Dance diffusion: when your GPU learns to boogie
A research implementation that generates editable 3D dance choreography from raw music using transformer diffusion and Jukebox features.

What it does EDGE takes a music file (WAV) and generates plausible human dance motion as 3D joint positions. It uses a transformer-based diffusion model conditioned on Jukebox music features, and can do targeted edits like joint-wise conditioning or in-betweening to fill gaps between existing poses. The output can be converted to FBX for Blender rendering.

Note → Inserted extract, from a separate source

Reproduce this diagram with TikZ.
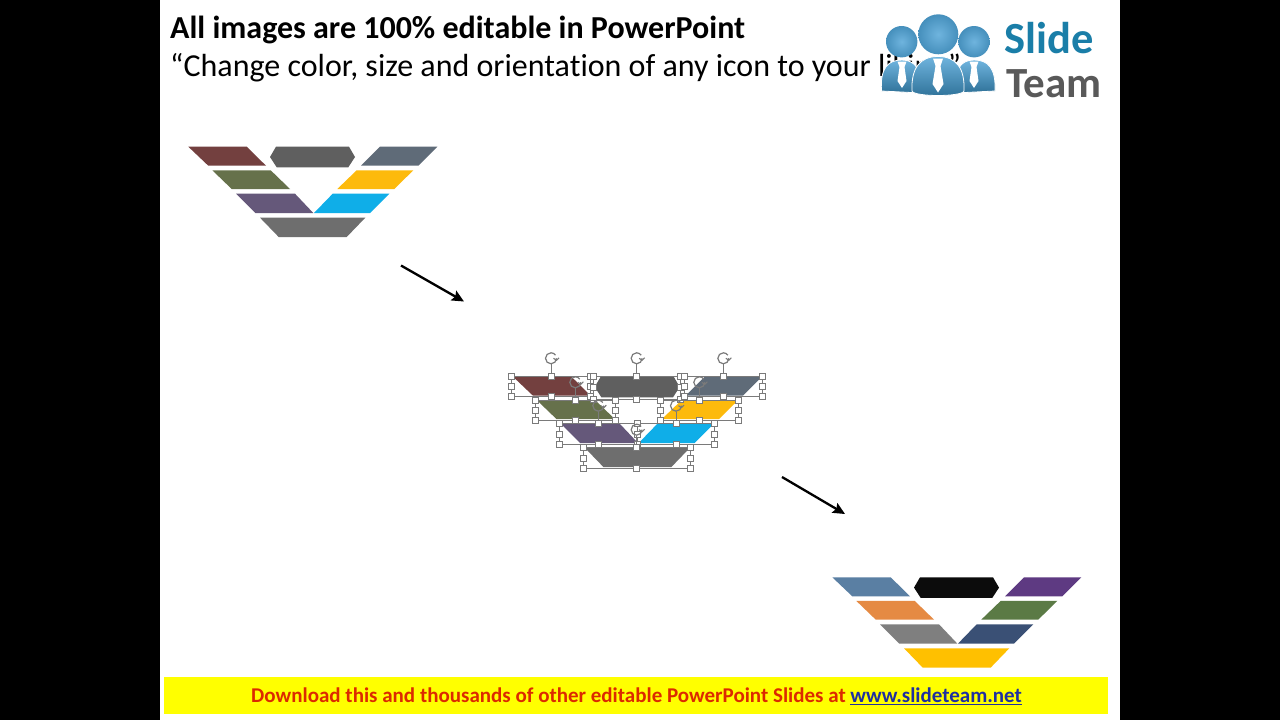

The interesting bit The authors paired a diffusion model with Jukebox—not a lightweight music encoder, but the full 5-billion-parameter generative model—then added a custom metric called Physical Foot Contact (PFC) to penalize impossible foot sliding. The result passed a large-scale user study, which is rarer in generative motion work than you’d think.
Key highlights
- Editable generation: joint-wise conditioning and in-betweening for fine control
- Outputs SMPL-format motion, convertible to FBX for Blender/Mixamo pipelines
- Includes PFC evaluation metric for physical plausibility
- Pre-trained checkpoint available; training on AIST++ takes ~6–24 hours with 1–8 high-end GPUs
- Optional feature caching to avoid re-extracting Jukebox representations on every run
Caveats
- Windows is “not officially supported”; validated only on Debian 10 with NVIDIA T4
- Jukebox feature extraction is memory-hungry and slow; full dataset preprocessing takes ~24 hours and ~50 GB
- The authors explicitly state this is a research implementation that “will not be regularly updated or maintained long after release”
- File names with spaces or parentheses in
--music_dircause “unpredictable behavior”
Verdict Worth a look if you’re doing generative motion research or need a baseline for music-conditioned dance generation. Skip if you want production-ready tooling or lack the GPU memory (16 GB minimum) and patience for Jukebox preprocessing.